² Department of Physics, Norwegian University of Science and Technology (NTNU), N-7491 Trondheim, Norway.
³ SINTEF Industry, N-7465 Trondheim, Norway.
⁴ University Grenoble Alpes, CNRS, Grenoble INP, SIMaP, Grenoble F-38000, France.

PMID: 38156710
DOI: 10.1093/micmic/ozad133

Abstract

Early-stage clustering in two Al-Mg-Zn(-Cu) alloys has been investigated using atom probe tomography and transmission electron microscopy. Cluster identification by the isoposition method and a statistical approach based on the pair correlation function have both been applied to estimate the cluster size, composition, and volume fraction from atom probe data sets. To assess the accuracy of the quantification of clusters of different mean sizes, synthesized virtual data sets were used, accounting for a simulated degraded spatial resolution.

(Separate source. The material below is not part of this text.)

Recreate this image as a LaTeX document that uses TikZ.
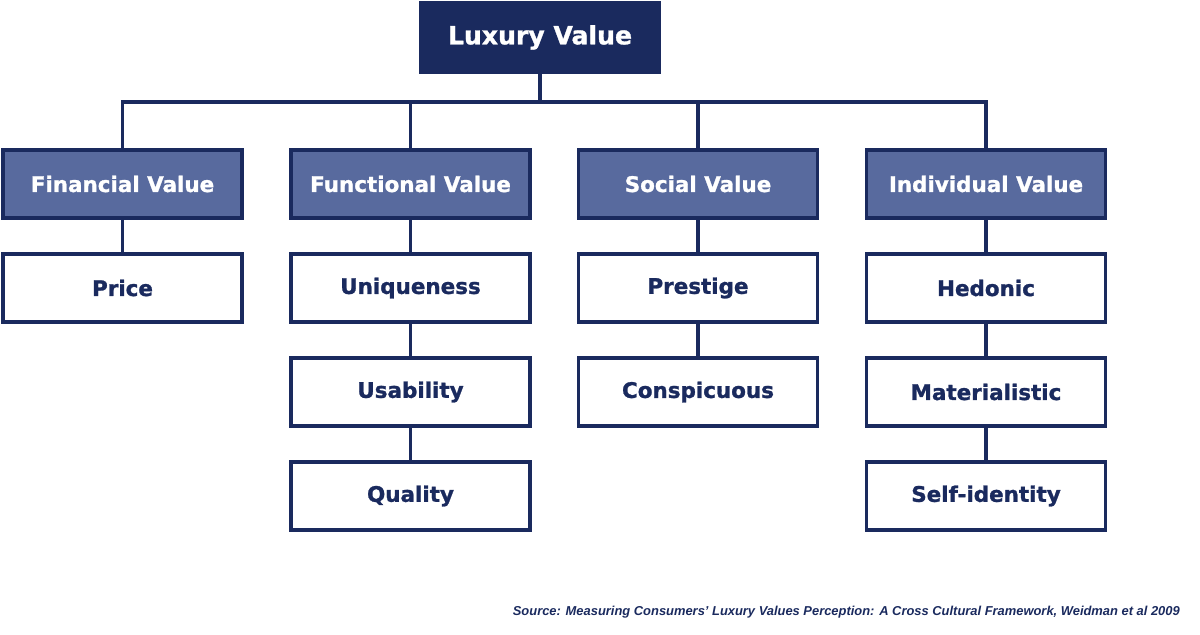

The quality of the predictions made by the two complementary methods is discussed, considering the experimental and simulated data sets.

Keywords: Guinier-Preston (GP) zones; aluminum alloys; atom probe tomography (APT); natural ageing (NA); pair correlation function (PCF); transmission electron microscopy (TEM).